Before 2023, loan workouts for distressed borrowers were classified as troubled debt restructurings under GAAP, which carried their own disclosure and measurement requirements. FASB’s Accounting Standards Update 2022-02 eliminated the TDR designation entirely for institutions that adopted CECL, effective for fiscal years beginning after December 15, 2022.10FASB. Accounting Standards Update 2022-02
Under the current framework, when a bank modifies the terms of a loan for a struggling borrower, it evaluates whether the modification creates a new loan or continues the existing one. If the new terms are at least as favorable to the lender as what it would offer comparable borrowers with similar credit risk, the modification is treated as a new loan. If not, the bank carries forward the existing loan’s cost basis and adjusts accordingly. The key practical impact is that banks now have more flexibility in restructuring nonaccrual loans without the stigma and additional reporting burden that came with the TDR label, though the underlying nonaccrual classification itself still follows the same rules.

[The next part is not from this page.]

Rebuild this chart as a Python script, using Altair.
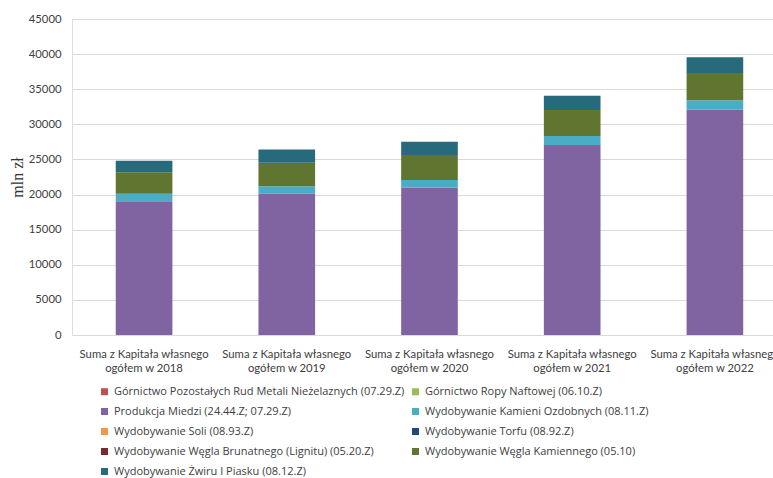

Nonaccrual is a bank-side accounting classification, not something that shows up on your credit report under that exact label. But the underlying delinquency that triggered it certainly does. If your loan is 90-plus days past due, your credit report already reflects serious delinquency, and lenders reviewing your profile can see it regardless of what the originating bank calls it internally.
From a practical standpoint, having a loan on nonaccrual changes the bank’s incentives in dealing with you. The loan is now generating zero income for the institution, it’s dragging down the bank’s asset quality metrics, and it’s consuming examiner attention. That combination often makes banks more willing to negotiate. Common workout options include extending the repayment term, temporarily reducing the interest rate, agreeing to a forbearance period, or in some cases forgiving a portion of the principal to make the remaining balance realistic.
Refinancing with a different lender while you have a seriously delinquent loan is difficult but not impossible, particularly if the underlying collateral retains strong value. The new lender will conduct its own underwriting and will need to see a credible path to repayment. If you can demonstrate that the financial distress was temporary and that your current income supports the debt, some lenders will take the deal, especially for well-collateralized real estate loans. The critical step is engaging with your current bank early. Banks generally prefer a negotiated workout to the cost and delay of foreclosure, and the borrower who initiates the conversation has more leverage than the one who waits for the bank to act.